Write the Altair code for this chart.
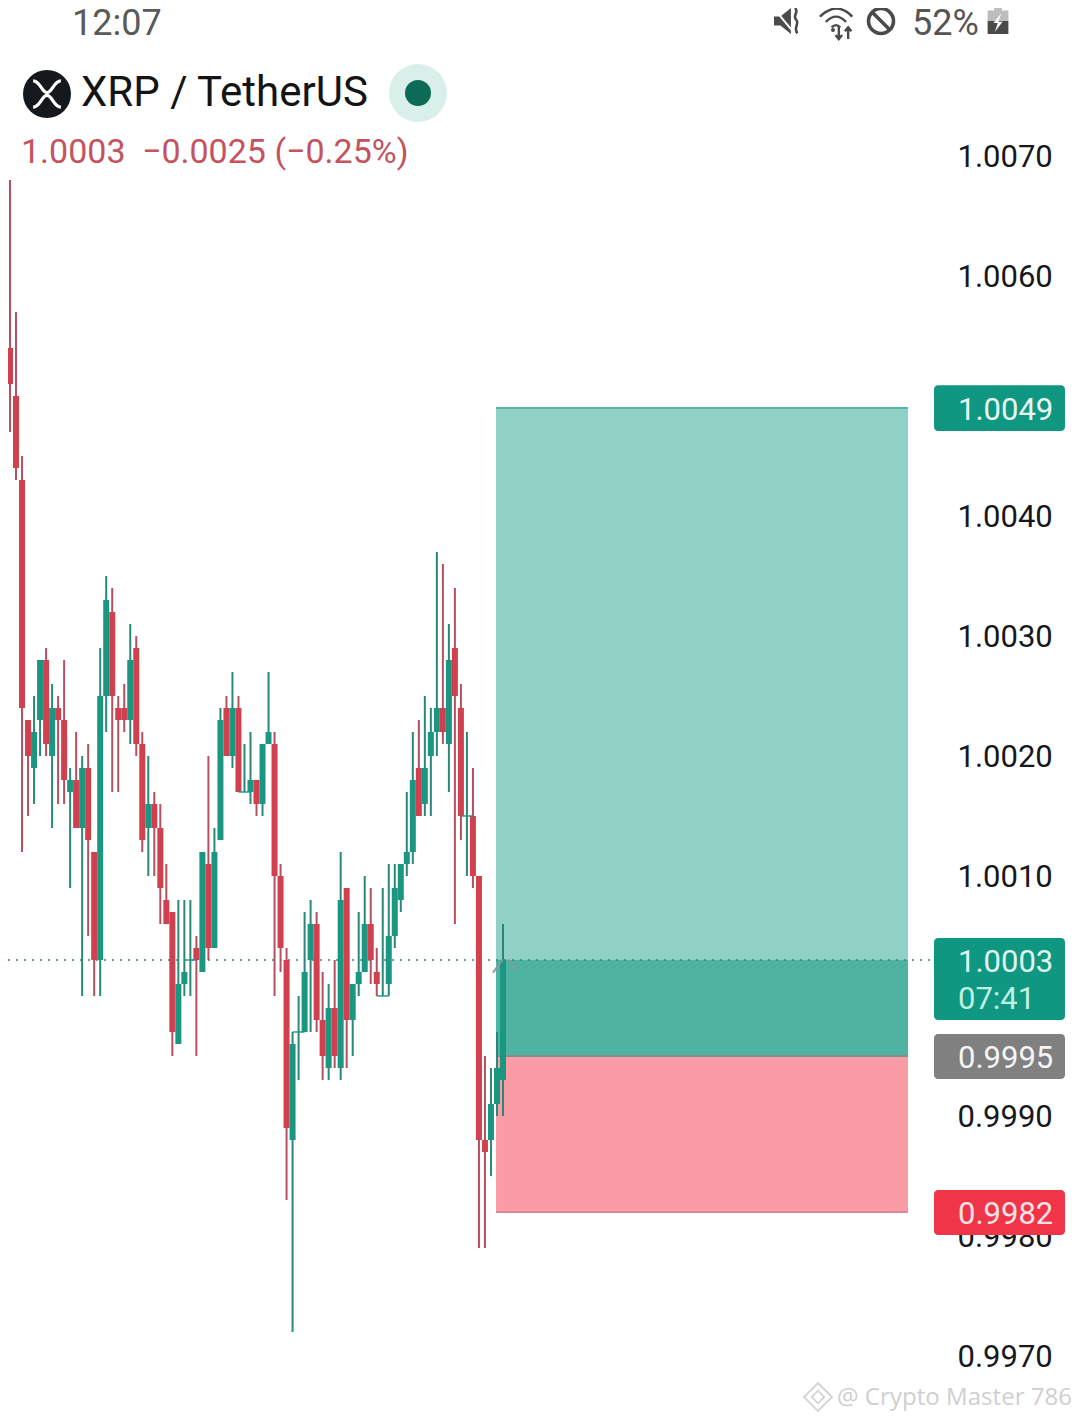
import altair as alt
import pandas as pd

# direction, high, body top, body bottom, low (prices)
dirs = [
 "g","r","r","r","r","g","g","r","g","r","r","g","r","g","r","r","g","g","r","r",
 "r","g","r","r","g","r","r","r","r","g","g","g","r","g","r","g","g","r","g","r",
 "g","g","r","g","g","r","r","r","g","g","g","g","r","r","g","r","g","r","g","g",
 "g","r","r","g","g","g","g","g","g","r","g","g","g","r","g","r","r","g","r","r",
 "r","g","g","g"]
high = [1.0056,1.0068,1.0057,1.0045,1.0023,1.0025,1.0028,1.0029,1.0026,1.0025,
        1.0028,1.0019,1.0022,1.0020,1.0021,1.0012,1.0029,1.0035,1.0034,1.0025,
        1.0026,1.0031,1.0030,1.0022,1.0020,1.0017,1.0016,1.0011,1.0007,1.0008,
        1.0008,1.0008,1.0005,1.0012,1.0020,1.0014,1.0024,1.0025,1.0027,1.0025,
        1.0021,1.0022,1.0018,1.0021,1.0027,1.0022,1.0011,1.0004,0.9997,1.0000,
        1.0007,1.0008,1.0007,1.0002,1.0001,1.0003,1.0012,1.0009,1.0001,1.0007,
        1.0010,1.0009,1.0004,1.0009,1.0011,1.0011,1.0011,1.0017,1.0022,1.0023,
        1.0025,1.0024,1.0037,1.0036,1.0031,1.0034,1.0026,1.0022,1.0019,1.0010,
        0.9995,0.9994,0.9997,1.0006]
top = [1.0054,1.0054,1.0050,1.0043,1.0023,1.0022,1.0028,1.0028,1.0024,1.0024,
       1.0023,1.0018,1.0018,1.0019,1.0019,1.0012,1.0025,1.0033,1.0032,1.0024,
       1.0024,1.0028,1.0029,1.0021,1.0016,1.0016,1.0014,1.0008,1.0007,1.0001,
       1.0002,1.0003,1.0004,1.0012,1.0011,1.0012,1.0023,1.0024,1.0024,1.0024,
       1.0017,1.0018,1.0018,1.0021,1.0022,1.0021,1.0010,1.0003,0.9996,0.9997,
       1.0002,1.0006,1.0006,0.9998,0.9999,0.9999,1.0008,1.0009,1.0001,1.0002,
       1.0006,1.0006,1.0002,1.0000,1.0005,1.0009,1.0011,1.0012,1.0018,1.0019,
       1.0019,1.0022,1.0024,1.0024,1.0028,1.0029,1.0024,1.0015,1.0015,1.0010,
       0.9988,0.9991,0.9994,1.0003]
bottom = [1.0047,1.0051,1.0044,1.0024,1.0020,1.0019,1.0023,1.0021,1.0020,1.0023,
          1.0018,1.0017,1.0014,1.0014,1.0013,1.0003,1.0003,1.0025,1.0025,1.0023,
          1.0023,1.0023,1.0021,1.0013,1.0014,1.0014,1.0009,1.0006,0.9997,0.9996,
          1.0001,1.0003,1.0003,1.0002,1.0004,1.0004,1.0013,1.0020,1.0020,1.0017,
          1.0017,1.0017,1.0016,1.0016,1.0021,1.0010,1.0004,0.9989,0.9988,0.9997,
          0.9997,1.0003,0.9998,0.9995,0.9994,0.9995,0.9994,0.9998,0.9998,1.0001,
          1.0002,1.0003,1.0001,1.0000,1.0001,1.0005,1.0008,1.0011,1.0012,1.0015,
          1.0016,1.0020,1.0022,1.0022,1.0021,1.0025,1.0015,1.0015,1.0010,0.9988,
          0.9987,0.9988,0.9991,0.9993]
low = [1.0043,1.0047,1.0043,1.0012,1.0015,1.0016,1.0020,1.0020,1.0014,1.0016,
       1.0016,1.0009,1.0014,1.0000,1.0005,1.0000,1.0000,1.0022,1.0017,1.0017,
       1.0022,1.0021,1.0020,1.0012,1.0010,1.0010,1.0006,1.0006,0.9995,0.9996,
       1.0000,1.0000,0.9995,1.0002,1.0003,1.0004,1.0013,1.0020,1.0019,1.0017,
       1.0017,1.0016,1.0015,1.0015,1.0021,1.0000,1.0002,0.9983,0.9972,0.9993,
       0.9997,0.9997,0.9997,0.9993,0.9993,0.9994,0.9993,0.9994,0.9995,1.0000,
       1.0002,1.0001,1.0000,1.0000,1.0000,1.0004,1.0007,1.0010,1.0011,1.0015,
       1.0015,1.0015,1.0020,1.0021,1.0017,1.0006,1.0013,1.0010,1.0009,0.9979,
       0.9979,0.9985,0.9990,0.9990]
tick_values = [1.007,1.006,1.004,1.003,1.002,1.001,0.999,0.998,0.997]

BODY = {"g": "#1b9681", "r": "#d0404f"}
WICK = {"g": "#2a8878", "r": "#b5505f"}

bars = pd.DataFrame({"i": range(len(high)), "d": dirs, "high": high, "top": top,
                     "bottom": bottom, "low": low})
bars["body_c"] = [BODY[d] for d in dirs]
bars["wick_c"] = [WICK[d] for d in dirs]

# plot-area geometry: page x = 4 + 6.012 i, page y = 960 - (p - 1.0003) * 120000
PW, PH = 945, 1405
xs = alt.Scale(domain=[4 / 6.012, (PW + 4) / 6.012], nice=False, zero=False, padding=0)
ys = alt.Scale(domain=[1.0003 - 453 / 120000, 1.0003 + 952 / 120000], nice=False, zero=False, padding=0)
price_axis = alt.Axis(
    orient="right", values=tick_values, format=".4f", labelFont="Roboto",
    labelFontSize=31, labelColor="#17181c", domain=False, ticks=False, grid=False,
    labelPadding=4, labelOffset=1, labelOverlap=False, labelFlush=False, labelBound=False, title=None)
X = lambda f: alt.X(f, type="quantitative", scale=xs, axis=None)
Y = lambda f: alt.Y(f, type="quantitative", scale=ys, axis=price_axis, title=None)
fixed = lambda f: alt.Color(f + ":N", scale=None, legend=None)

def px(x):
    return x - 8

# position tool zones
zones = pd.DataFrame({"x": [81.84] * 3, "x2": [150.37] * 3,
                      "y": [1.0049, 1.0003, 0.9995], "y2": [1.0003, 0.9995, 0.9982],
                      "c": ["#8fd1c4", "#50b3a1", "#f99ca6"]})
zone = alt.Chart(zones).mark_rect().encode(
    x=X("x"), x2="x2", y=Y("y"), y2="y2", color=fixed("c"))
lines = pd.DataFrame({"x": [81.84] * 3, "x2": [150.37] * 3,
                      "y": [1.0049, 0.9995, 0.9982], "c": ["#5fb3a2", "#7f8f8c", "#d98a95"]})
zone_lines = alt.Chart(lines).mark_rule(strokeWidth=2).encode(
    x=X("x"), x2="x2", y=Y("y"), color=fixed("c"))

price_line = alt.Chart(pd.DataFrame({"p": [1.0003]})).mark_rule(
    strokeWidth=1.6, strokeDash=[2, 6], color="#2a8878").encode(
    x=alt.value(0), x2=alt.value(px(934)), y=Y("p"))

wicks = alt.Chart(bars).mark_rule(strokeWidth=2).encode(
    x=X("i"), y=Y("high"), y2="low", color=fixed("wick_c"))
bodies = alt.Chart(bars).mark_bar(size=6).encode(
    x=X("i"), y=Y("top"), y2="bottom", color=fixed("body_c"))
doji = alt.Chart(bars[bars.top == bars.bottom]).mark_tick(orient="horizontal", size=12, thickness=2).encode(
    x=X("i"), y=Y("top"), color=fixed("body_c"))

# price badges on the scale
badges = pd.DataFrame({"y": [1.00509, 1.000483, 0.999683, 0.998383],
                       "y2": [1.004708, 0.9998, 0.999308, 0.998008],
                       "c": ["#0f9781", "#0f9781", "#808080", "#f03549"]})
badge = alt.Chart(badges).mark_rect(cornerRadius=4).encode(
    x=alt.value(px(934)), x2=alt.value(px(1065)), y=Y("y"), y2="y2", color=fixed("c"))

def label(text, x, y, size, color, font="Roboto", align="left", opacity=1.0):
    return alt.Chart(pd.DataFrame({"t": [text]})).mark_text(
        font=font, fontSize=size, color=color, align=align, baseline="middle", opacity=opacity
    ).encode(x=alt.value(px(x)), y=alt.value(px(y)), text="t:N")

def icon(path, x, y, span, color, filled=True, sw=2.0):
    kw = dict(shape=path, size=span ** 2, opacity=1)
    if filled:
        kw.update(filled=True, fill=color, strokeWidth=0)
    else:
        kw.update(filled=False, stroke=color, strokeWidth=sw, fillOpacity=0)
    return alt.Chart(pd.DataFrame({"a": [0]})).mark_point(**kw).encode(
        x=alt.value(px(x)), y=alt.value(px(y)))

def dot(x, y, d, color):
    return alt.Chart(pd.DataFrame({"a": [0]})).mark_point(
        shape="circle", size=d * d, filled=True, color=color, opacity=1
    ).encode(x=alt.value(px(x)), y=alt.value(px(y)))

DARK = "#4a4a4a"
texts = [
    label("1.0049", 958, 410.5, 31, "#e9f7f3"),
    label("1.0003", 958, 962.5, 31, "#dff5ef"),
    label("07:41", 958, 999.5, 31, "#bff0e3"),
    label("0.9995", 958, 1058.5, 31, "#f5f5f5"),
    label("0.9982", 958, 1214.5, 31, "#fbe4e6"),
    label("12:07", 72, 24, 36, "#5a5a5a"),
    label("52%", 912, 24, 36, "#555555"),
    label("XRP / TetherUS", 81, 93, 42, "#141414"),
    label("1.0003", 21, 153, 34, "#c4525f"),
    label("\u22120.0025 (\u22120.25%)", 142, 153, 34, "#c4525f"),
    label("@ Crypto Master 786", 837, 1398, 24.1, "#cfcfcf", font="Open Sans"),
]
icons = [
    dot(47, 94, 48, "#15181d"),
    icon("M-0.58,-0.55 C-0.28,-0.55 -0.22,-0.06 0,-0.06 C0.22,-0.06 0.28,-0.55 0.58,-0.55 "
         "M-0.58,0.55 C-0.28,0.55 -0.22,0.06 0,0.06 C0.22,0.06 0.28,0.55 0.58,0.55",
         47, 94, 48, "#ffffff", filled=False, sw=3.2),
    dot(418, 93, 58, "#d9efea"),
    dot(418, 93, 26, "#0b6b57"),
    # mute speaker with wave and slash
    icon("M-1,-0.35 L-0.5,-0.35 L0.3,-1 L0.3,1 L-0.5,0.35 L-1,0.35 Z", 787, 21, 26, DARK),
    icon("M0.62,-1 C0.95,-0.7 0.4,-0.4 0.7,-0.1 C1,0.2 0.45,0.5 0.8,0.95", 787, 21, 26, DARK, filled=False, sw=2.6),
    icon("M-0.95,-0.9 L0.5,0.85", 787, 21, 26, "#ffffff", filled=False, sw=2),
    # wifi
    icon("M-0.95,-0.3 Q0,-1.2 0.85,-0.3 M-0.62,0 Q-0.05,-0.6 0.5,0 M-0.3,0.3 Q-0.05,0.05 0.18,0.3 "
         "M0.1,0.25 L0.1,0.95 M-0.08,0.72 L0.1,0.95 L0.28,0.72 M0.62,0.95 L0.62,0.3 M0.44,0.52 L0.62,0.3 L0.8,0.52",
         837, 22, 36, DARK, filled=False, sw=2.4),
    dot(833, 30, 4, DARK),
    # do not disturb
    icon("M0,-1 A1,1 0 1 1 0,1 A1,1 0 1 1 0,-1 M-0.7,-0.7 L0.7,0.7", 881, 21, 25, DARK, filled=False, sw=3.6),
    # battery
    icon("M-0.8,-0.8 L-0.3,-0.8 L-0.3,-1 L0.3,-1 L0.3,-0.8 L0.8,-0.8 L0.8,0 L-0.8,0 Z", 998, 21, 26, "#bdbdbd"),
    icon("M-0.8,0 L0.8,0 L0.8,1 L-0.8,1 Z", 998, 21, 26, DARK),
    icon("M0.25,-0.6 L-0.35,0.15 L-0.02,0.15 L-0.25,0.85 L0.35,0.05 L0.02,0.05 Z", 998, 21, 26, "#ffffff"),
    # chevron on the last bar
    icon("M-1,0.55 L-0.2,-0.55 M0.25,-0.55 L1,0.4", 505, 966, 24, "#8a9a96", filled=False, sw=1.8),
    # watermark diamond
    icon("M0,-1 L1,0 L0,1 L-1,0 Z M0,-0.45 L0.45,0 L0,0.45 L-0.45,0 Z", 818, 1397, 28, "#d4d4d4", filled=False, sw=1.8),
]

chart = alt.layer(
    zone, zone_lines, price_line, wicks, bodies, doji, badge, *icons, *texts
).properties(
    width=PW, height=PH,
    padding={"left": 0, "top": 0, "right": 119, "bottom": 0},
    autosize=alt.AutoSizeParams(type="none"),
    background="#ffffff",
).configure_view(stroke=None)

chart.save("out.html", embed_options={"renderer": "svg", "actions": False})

□ □ □

▶ _Goal_: Repeat the listing above exactly from its first line to the line containing "import pandas as pd", both included, and omit the pictures.

▶ _Finished exercise_:
Write the Altair code for this chart.
import altair as alt
import pandas as pd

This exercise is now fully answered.